New top-flight pay-per-view scheme to 'drive fans to illegal streams'

New Premier League pay-per-view service will ‘drive fans to illegal streams’ warns football finance expert following top-flight’s decision to charge £14.95-a-match for non-televised games this October

  • A Premier League pay-per-view service will charge fans £14.95 to watch games
  • Only those games not picked for normal TV coverage will be available on PPV 
  • Finance expert Kieran Maguire thinks fans will now watch more illegal streams
  • Maguire also thinks there is a potential Covid-19 health risk in the new service

The Premier League’s new pay-per-view service that charges fans £14.95 a match will drive supporters towards illegal streams, says football finance expert Kieran Maguire.

England’s top-flight announced that all matches in October will be broadcasted on TV, though games not chosen for the regular match times will be available via Sky Sports or BT Sport’s Box Office channels. 

Maguire, author of the ‘Price of Football’ book also claimed that Premier League clubs not normally picked for selection will not benefit as much as the bigger teams from this service.

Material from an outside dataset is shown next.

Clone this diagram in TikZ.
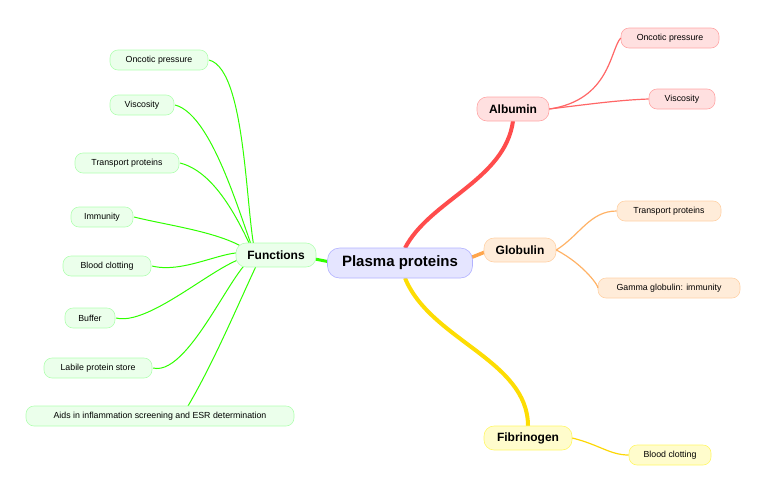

The Premier League’s pay-per-view scheme will drive fans to illegal streams, says an expert

Top-flight matches not selected for TV will be priced at £14.95-a-game in the new service

Maguire told the BBC: ‘It is going to drive people towards piracy (and) it discriminates against the clubs that don’t tend to be on Sky Sports or BT that often.’ 

The idea was discussed with all 20 Premier League clubs, with Leicester City reportedly the only side to object to the new streaming service which will cost fans more money to watch Premier League football on television.

If a fan wants to watch all of the games, they would need to take up subscriptions for Sky Sports, BT Sport, Amazon Prime plus the £14.95-a-match service. 

The Premier League is charging more money than the EFL (£10) as they have more cameras

The Premier League is following the EFL, who have the iFollow service which allows fans to watch Football League matches – including 3pm kick-offs – for £10.

England’s top division, which is widely regarded as one of the best leagues in the world, have claimed that they need to charge more than the Football League as they have more cameras around the pitch.

Maguire calls this theory ‘flawed’, while he also believes fans will share the £14.95 match pass with friends which could be a health risk. 

Maguire believes fans will share the £14.95 match pass which could be a Covid-19 health risk

He added: ‘Families and friends are going to gather together, which completely goes against what we are trying to achieve by discouraging people from going into other people’s houses. 

‘If they got the pricing right it might have been fine, but nobody actually knows what is happening with the money.

‘Is it going into a central pot? Is it being used to bail out lower league clubs? Or is it going to be kept by the individual clubs who are playing these particular matches? It all seems to be a bit ill-thought through.’